Psychological Analysis (Jungian & Freudian)

Jung: The banner is an ego-identity totem projected into the collective space. Dirt personifies the Shadow—traits you disown (greed, envy, collusion). When the Shadow splatters your emblem, the psyche demands integration: admit the flaw, absorb the lesson, redraw the crest so it includes humility.
Freud: Flags phallically “assert” on behalf of the group; grime equals castration anxiety—fear that your potency (status, reputation) is literally soiled. The dream replays infantile shame, perhaps from soiling incidents or parental scolding about “dirty” thoughts. Resolve: separate adult morality from childhood taboo; the mature ego can withstand visible imperfections.

What to Do Next?

  • Reality-check your allegiances: List every “banner” you wave online and off. Which feel misaligned? Circle them.
  • Conduct a 3-page stain audit: Free-write what each circled banner hides—lobbying you regret, unpaid debt, hidden bias.
  • Design a private cleansing ritual: Burn old business cards, delete dated bio, or hand-wash a literal handkerchief while stating: “I release the need to appear spotless.”
  • Choose a new, smaller pennant: Craft a personal motto that admits fallibility; humility is the only fabric that doesn’t show dirt.

FAQ

Does a dirty banner dream mean I will lose my job?

Not necessarily. It signals loss of self-respect tied to that job. Correct ethical lapses early and the outer role can survive.

Why do I feel relieved when the banner falls?

Relief exposes how much energy you spend upholding a false image. The subconscious celebrates the drop; ego dreads it. Listen to relief—it’s your authentic self cheering.

Can this dream predict actual war or political scandal?
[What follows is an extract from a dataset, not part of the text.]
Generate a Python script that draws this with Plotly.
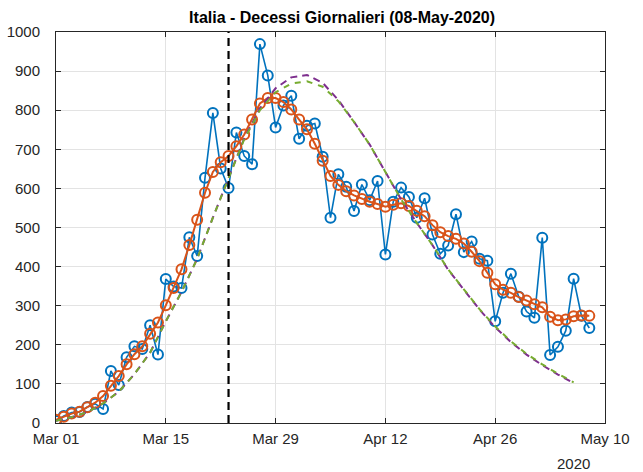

Collective dreams sometimes foreshadow societal unrest, but personal psyche is the louder voice here. Clean your own “flag” first; world events often mirror inner turbulence on a grand stage.

Summary

A dirty banner dream drags your secret compromises into the moonlight so you can mend or retire the crest you march under. Face the stain, rewrite the oath, and you’ll hoist a new standard—one you aren’t ashamed to salute in broad daylight.

From the 1901 Archives

"To see one's country's banner floating in a clear sky, denotes triumph over foreign foes. To see it battered, is significant of wars and loss of military honors on land and sea."